Хенрике Зассе, пациентка с тяжелым расстройством пищевого поведения (крайне недостаточная масса тела и почти ежедневные приступы обжорства с последующей рвотой) работает в клинике, она из кожи вон лезет, чтобы работать в ночную смену, чтобы не работать одной, а после них сразу идет в город, чтобы купить «штучки» (Teile[39]
— так на Рейне называют куски пирога), т. е. одежду, которая ей совсем не нужна. У нее 46 пар обуви, которую она почти никогда не надевает. То, что она покупает, поначалу кажется ей очень красивым, но уже на кассе она жалеет об этом, и одежда ей больше не нравится, но уже слишком поздно. После этого ее мучат угрызения совести. Ее успокаивает только одна мысль: «Ты работаешь так много, ты и так редко себе что-то позволяешь!» Ночные смены — это груз, она покупает себе одежду и обувь, чтобы освободиться от него, как ей кажется. Но при этом ей просто нужно меньше смен, т. е. ей нужно и то и другое: смены, чтобы не оставаться наедине с собой, и одежда (как пища), чтобы заполнить пустоту.Пища, мать, тело
То, как пища, мать и собственное тело сближаются в фантазии, они совпадают и могут друг друга замещать, демонстрирует следующий пример.

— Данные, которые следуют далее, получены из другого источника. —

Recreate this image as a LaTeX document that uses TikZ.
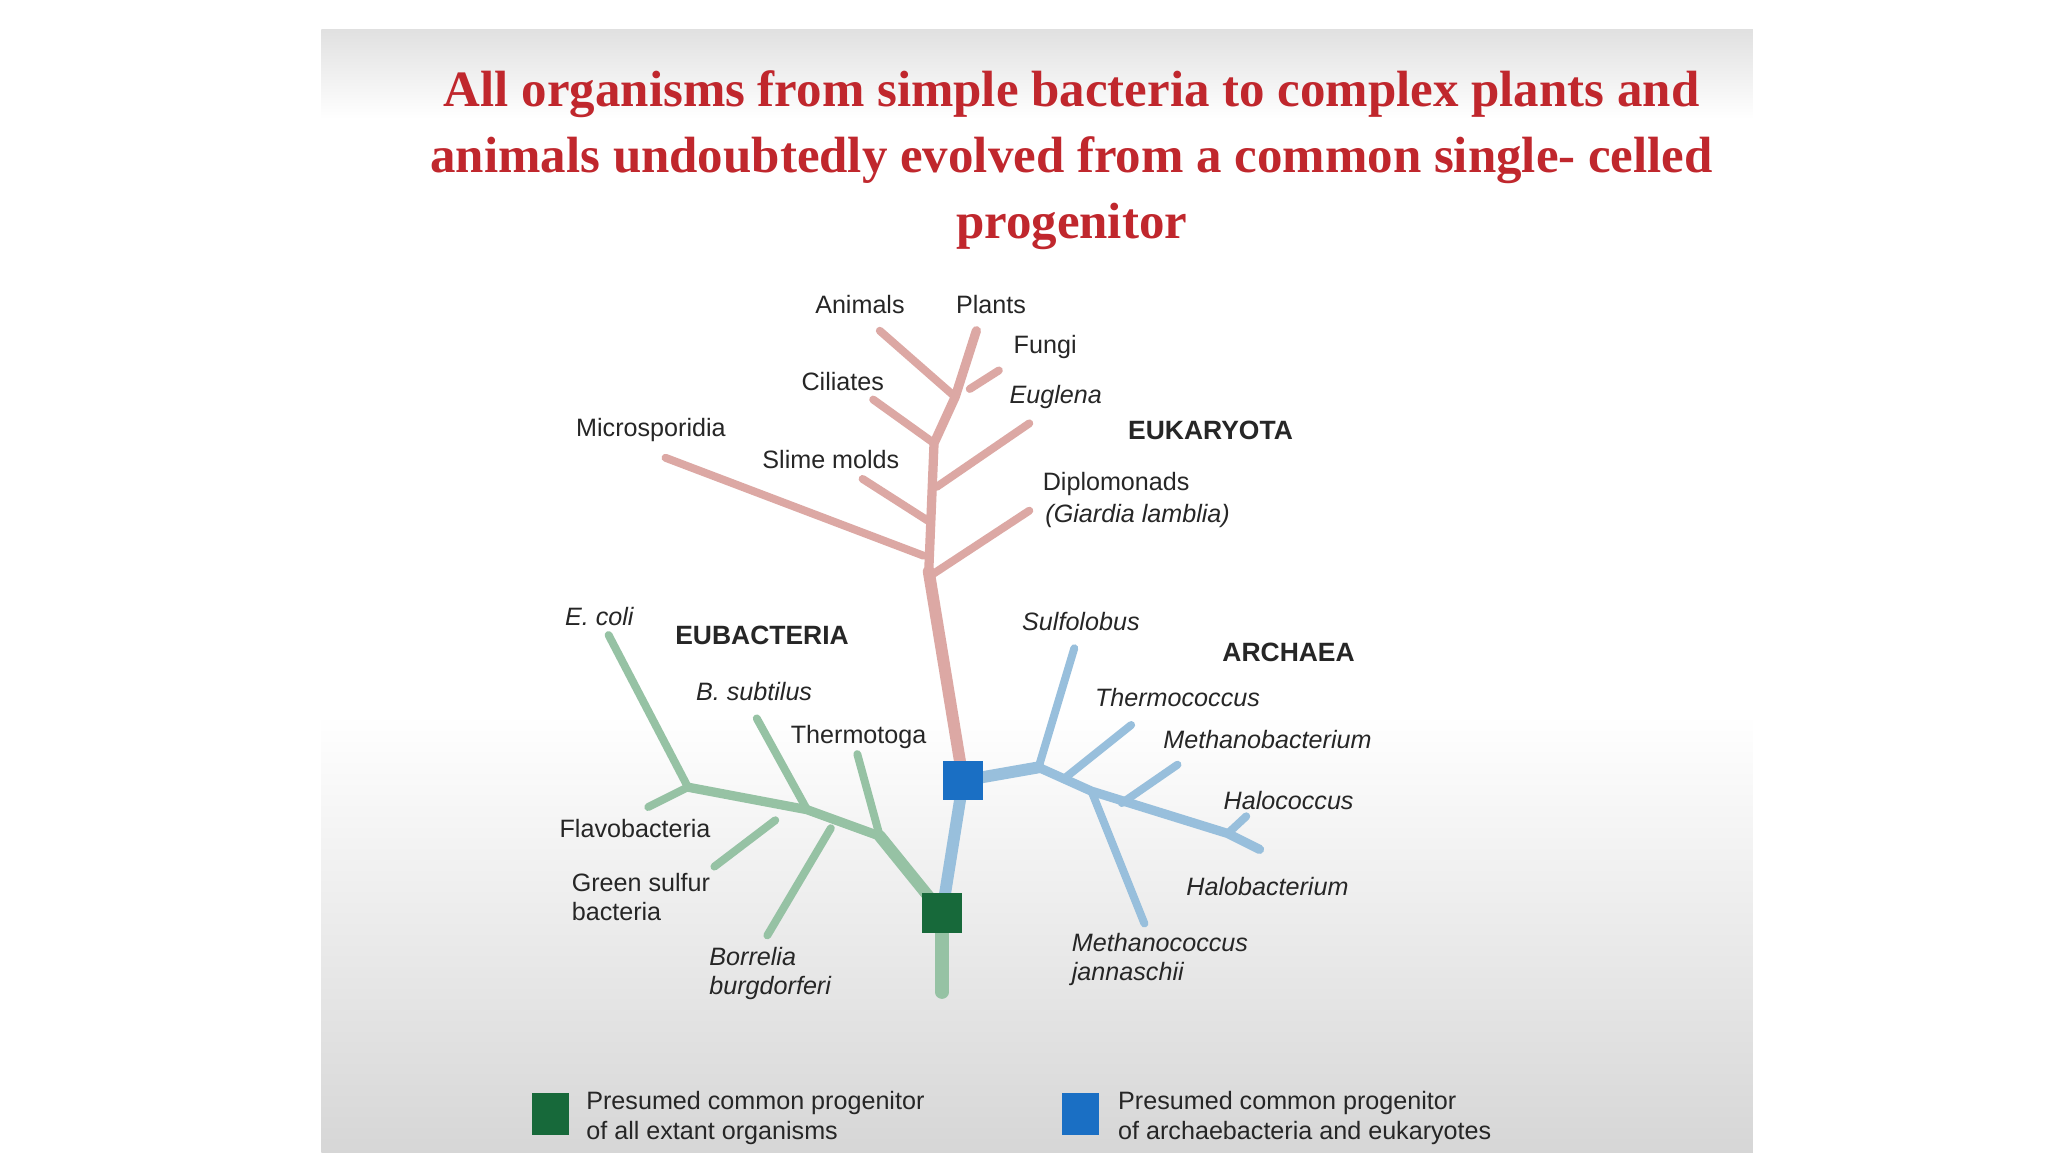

Госпожа Мейер-Пирсанти рассказывает, что когда она остается одна, она почти не ест (одно яблоко и одну булочку, слегка смазанную маслом, в день). Когда она проводит время со своим партнером, она, похоже, питается нормально. На выходных она испекла пирог, а ее молодой человек пригласил знакомую в гости. Пирог вышел не очень, не получился пышным, идеальным. Тогда она потеряла контроль над собой и раскрошила пирог кухонным ножом. Потом она до крови расцарапала себе ноги, бедра и низ живота. В группе, где она об этом рассказывает, она сама проводит параллель с матерью, которая била ее «до крови», когда та допускала ошибку (была «неидеальной»). Настоящий тоталитарный режим. Пирог стал ошибкой: пища (пирог), тело, мать и ребенок слились воедино. Ее партнер оказался беспомощным и заставил ее обратиться в клинику. Госпожа Мейер-Пирсанти оставила сообщение на моем автоответчике: «Я ложусь в больницу на три месяца, потом дам о себе знать». Она действительно дала о себе знать, но прервала терапию с ненавистью в материнском переносе, поскольку нашла себе новую хорошую мать. Она засыпала меня многочисленными жесткими упреками о том, как я все неправильно понял и неправильно делал, и я смог только ответить «Хорошо, что вы смогли сказать мне это лично…» Не слишком удачный исход терапии.
Часто приступы обжорства и рвоты возникают в связи с предстоящими или прошедшими сессиями. Одна из моих первых пациенток с булимией, примерно 30 лет назад, была нетипичным образом девушкой около 30, которая страдала от ювенильного диабета. В таких случаях расстройство пищевого поведения очень сказывается на сахаре в крови, который естественным образом сложно поддерживать на постоянном уровне и контролировать в «последовательности гиперфагии-рвоты» (Willenberg, 1989).
На первом диагностическом интервью пациентка была в состоянии, что называется, раскрыться, и мне показалось, что мне удалось наладить контакт с травмированным ребенком в ней. Мои слова вызвали положительный резонанс, и она отвечала так, что я опять же чувствовал себя верно понятым. Слезы пациентки можно было понимать как слезы траура по детству, которое было омрачено плохими отношениями в семье. Мы договорились о втором интервью, пациентка пришла, но была очень спокойна и сдержанна, практически холодна. Она сказала, что сразу после первой сессии пошла в кафе «Маусхаген» напротив, заказала два куска торта со сливками и проглотила их. Дома ее вырвало, и после этого у нее было много проблем с сахаром в крови. Она хотела сказать мне, что больше не придет и пришла на второе интервью только из чувства долга.
В группе госпожи Зассе одного алкоголизированного пациента отправили обратно домой. Это очень впечатлило госпожу Зассе, она все свалила на себя и испытала чувство вины, поскольку перед терапией у нее часто случались приступы переедания. То же было и за день до этого, перед групповой сессией. В тот день она уже предполагала, что с ней случится перед индивидуальной сессией: она съела булочку, желание вырвать было почти непреодолимым, это была настоящая борьба, которую она «проиграла в районе полудня»… т. е. ее все же вырвало. Незадолго до сессии она съела еще булочку и, к счастью, оставила ее при себе.